(Given exercise): Below are entries. Give back exactly the lines from the one containing "Emit a Python" through the one containing "from matplotlib.patches import Rectangle", inclusive, without the pictures.

[Rows from a dataset of charts and code]
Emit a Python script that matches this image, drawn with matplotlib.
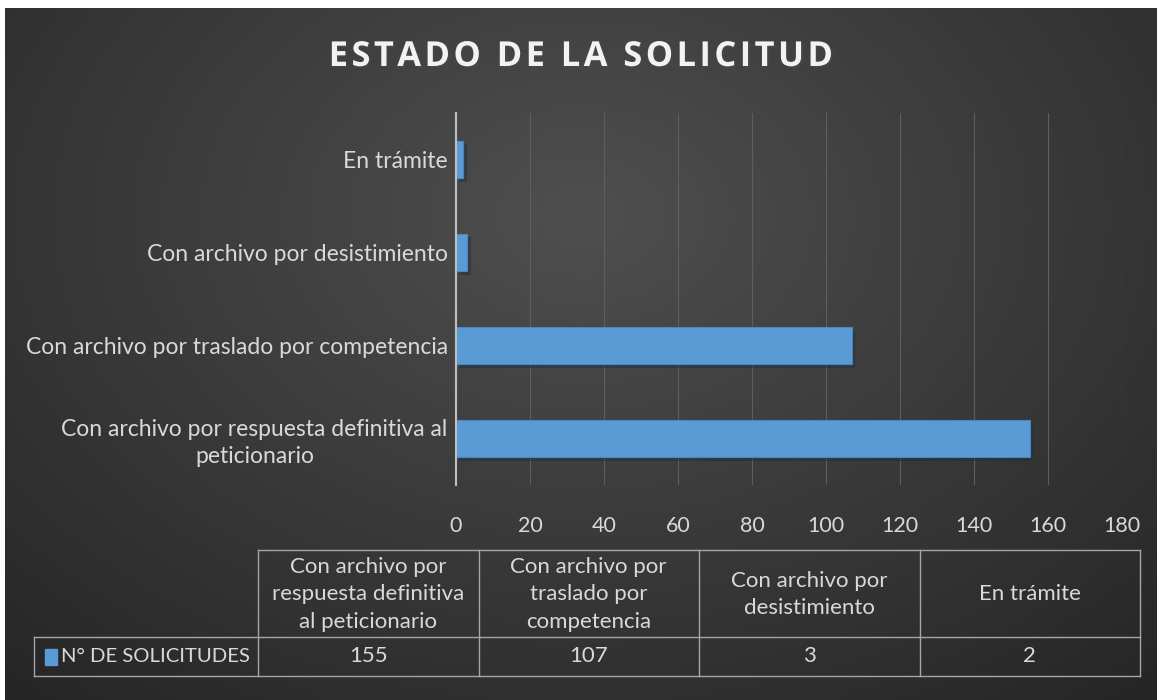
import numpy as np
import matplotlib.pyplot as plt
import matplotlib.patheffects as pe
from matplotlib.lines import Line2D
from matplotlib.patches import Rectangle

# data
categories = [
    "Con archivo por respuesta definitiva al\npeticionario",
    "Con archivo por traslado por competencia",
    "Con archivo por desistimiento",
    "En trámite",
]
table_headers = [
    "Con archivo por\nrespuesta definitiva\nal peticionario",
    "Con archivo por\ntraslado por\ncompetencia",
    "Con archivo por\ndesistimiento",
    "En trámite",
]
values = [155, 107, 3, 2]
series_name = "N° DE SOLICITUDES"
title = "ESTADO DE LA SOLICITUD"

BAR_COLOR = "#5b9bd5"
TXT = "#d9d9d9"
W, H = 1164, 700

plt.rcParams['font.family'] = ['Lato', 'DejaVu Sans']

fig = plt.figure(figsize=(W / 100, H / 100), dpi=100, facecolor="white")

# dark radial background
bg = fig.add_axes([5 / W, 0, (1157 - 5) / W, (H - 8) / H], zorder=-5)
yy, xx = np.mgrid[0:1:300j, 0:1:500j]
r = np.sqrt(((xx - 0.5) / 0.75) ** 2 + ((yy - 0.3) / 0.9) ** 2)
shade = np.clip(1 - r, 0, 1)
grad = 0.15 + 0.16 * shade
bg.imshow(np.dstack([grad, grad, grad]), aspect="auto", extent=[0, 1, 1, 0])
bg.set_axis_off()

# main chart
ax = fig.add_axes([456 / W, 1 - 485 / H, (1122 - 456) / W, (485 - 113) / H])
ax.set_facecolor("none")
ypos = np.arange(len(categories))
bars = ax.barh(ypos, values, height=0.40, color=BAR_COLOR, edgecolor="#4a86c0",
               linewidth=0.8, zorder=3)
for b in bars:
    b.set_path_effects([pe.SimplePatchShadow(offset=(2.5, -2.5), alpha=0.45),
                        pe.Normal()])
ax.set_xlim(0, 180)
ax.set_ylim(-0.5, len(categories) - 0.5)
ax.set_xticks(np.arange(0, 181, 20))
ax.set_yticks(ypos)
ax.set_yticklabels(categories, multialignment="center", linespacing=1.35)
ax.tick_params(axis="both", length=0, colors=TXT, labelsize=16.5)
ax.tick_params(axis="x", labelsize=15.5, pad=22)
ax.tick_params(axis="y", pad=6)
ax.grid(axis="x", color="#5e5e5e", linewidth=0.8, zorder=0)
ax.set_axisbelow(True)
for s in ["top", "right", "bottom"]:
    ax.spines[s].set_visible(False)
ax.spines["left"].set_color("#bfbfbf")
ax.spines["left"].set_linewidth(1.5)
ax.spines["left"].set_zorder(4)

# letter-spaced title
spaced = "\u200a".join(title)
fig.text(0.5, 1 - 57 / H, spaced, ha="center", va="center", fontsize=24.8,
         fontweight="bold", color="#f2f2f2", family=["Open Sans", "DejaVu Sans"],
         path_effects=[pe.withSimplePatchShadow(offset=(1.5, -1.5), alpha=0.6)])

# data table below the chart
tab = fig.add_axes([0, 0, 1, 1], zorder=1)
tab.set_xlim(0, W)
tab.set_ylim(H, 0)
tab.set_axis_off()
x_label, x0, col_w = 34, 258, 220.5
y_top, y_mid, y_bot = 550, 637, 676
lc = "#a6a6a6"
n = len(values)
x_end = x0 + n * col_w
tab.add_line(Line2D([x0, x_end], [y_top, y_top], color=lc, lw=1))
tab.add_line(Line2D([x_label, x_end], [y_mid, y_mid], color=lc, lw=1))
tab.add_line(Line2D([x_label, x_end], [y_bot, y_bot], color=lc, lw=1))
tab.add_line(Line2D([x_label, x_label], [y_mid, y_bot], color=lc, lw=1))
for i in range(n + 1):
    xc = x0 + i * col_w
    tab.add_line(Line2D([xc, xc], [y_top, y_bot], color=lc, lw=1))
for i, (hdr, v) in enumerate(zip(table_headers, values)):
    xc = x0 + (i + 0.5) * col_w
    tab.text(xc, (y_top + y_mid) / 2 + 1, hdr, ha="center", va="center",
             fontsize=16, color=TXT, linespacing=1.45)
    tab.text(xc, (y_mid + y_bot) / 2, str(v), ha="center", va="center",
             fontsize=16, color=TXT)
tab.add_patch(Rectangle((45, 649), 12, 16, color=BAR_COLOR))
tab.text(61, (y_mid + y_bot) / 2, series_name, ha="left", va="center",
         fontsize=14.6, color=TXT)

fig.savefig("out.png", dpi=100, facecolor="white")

* * *

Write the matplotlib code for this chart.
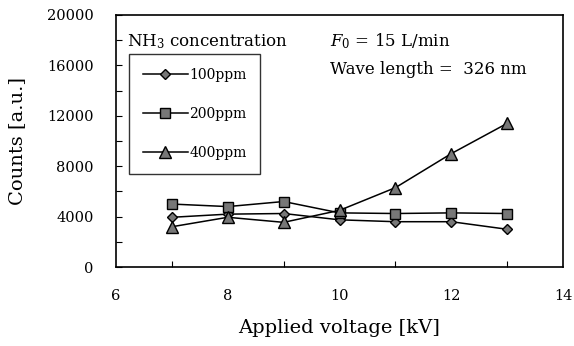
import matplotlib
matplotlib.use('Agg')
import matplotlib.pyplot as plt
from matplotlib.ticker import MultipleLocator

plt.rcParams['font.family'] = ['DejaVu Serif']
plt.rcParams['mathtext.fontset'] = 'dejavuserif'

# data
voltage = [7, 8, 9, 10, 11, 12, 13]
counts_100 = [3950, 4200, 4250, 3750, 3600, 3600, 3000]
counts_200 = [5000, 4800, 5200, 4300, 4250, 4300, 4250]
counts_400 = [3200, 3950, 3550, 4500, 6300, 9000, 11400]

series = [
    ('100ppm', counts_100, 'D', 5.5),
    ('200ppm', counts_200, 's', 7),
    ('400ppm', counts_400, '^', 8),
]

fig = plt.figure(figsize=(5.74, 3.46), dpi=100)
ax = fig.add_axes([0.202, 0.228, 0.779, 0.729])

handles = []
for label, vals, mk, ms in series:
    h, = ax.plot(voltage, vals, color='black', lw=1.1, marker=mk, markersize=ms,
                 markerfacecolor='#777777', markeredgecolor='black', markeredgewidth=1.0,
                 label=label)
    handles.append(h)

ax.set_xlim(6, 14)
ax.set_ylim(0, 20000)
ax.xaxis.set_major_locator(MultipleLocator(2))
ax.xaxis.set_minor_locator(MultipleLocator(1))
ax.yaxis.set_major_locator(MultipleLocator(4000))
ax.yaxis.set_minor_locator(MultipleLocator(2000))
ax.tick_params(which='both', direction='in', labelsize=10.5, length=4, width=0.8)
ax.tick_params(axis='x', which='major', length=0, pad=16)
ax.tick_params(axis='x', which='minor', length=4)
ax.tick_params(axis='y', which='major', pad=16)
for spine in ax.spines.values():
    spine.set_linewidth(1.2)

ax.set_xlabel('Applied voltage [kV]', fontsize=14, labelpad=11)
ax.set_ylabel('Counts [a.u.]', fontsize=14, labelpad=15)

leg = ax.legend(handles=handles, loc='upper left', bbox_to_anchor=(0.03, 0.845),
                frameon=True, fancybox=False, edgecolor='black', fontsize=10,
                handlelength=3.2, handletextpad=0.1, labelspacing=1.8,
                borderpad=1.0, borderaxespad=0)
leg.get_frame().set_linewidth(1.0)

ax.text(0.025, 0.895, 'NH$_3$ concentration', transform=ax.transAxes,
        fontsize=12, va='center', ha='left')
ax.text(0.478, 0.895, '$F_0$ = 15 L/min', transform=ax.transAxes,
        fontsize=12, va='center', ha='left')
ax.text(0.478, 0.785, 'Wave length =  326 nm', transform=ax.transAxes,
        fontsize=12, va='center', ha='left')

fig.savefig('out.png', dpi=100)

...

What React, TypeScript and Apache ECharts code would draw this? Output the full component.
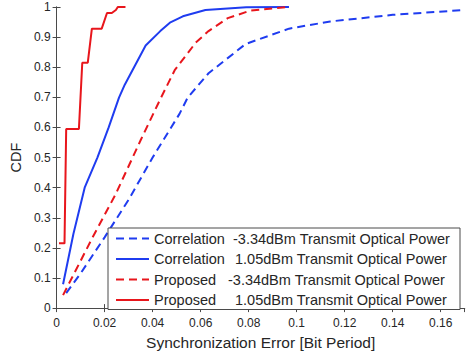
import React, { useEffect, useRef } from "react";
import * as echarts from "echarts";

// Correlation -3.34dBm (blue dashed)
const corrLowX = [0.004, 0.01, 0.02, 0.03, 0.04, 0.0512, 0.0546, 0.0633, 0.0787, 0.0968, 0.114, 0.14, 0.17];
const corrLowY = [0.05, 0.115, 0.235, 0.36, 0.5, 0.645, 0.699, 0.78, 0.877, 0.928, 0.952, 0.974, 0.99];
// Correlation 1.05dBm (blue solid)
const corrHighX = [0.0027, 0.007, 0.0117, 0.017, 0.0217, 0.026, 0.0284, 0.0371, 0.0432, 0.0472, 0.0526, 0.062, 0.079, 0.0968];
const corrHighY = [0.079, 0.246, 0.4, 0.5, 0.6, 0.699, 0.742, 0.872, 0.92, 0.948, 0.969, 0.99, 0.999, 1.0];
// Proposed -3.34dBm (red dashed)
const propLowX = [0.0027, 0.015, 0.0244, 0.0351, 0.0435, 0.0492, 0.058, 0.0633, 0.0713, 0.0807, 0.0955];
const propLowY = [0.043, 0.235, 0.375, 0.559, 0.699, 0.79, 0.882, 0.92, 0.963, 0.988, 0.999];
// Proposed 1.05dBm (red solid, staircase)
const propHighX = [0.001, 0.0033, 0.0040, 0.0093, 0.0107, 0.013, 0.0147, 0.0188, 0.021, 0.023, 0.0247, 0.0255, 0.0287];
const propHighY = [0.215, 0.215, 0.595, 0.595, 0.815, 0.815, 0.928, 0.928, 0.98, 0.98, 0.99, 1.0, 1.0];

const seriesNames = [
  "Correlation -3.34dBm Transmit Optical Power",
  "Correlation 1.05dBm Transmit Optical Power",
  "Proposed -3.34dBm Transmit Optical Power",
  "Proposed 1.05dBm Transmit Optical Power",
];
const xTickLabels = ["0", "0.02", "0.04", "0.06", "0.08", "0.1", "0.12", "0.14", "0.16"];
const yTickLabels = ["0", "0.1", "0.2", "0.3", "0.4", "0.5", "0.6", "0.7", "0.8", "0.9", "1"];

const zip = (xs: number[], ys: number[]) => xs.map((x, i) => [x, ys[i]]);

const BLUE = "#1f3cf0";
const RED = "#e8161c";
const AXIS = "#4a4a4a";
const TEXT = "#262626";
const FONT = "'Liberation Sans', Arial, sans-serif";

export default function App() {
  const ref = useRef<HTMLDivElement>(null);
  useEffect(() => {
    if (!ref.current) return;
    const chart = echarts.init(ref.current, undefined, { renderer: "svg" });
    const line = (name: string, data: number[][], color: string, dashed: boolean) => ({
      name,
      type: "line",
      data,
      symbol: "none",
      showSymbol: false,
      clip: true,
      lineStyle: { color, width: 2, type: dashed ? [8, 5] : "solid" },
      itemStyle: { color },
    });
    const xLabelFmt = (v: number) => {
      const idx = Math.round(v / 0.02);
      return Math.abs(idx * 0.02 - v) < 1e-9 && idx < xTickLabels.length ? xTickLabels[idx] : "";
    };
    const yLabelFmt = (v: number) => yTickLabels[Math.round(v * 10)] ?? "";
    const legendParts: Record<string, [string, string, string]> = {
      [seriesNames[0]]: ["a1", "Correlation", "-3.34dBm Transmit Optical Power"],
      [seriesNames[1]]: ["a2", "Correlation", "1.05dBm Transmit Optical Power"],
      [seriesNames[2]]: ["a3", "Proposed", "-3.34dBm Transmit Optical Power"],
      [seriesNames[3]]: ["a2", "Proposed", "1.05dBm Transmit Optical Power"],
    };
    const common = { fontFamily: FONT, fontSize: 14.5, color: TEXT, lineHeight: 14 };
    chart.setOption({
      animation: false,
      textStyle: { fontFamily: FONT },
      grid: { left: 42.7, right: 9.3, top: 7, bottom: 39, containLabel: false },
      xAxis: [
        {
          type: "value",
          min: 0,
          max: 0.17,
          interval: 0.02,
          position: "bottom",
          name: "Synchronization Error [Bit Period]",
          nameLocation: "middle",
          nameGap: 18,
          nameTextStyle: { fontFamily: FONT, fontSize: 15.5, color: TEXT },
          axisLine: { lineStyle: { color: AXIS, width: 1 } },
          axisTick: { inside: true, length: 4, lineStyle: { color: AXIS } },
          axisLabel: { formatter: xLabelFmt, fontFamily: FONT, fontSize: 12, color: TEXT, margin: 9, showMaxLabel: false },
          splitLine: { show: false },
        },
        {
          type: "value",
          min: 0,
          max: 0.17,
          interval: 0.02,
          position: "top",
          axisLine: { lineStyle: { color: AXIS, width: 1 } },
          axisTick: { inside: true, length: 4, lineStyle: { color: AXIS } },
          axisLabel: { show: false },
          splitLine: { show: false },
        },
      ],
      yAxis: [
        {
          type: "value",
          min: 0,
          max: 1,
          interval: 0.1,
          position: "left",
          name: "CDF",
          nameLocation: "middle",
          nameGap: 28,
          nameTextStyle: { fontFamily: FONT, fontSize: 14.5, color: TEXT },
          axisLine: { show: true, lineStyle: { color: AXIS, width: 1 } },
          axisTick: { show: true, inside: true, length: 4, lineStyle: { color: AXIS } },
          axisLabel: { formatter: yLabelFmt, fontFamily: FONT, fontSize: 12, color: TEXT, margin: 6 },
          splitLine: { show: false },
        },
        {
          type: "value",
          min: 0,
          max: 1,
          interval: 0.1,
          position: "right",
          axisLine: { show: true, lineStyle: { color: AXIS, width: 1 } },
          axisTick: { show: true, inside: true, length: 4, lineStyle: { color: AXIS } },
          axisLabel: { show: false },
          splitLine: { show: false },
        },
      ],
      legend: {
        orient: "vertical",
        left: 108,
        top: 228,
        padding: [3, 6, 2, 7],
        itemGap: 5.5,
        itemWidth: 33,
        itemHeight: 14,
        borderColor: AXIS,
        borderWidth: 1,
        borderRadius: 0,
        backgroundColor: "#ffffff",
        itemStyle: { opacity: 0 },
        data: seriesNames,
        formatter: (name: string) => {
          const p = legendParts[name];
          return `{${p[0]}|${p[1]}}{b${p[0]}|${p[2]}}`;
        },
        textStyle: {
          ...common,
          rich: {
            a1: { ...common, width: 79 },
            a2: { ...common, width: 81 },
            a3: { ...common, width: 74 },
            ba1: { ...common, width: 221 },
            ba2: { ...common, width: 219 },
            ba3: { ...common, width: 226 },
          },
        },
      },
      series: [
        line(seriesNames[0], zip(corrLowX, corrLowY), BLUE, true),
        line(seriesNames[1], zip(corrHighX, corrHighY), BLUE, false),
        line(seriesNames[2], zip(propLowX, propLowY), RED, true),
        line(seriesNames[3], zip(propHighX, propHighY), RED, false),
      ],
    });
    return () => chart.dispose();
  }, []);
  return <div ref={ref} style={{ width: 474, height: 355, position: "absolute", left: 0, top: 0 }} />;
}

(Final result):
Emit a Python script that matches this image, drawn with matplotlib.
import numpy as np
import matplotlib.pyplot as plt
import matplotlib.patheffects as pe
from matplotlib.lines import Line2D
from matplotlib.patches import Rectangle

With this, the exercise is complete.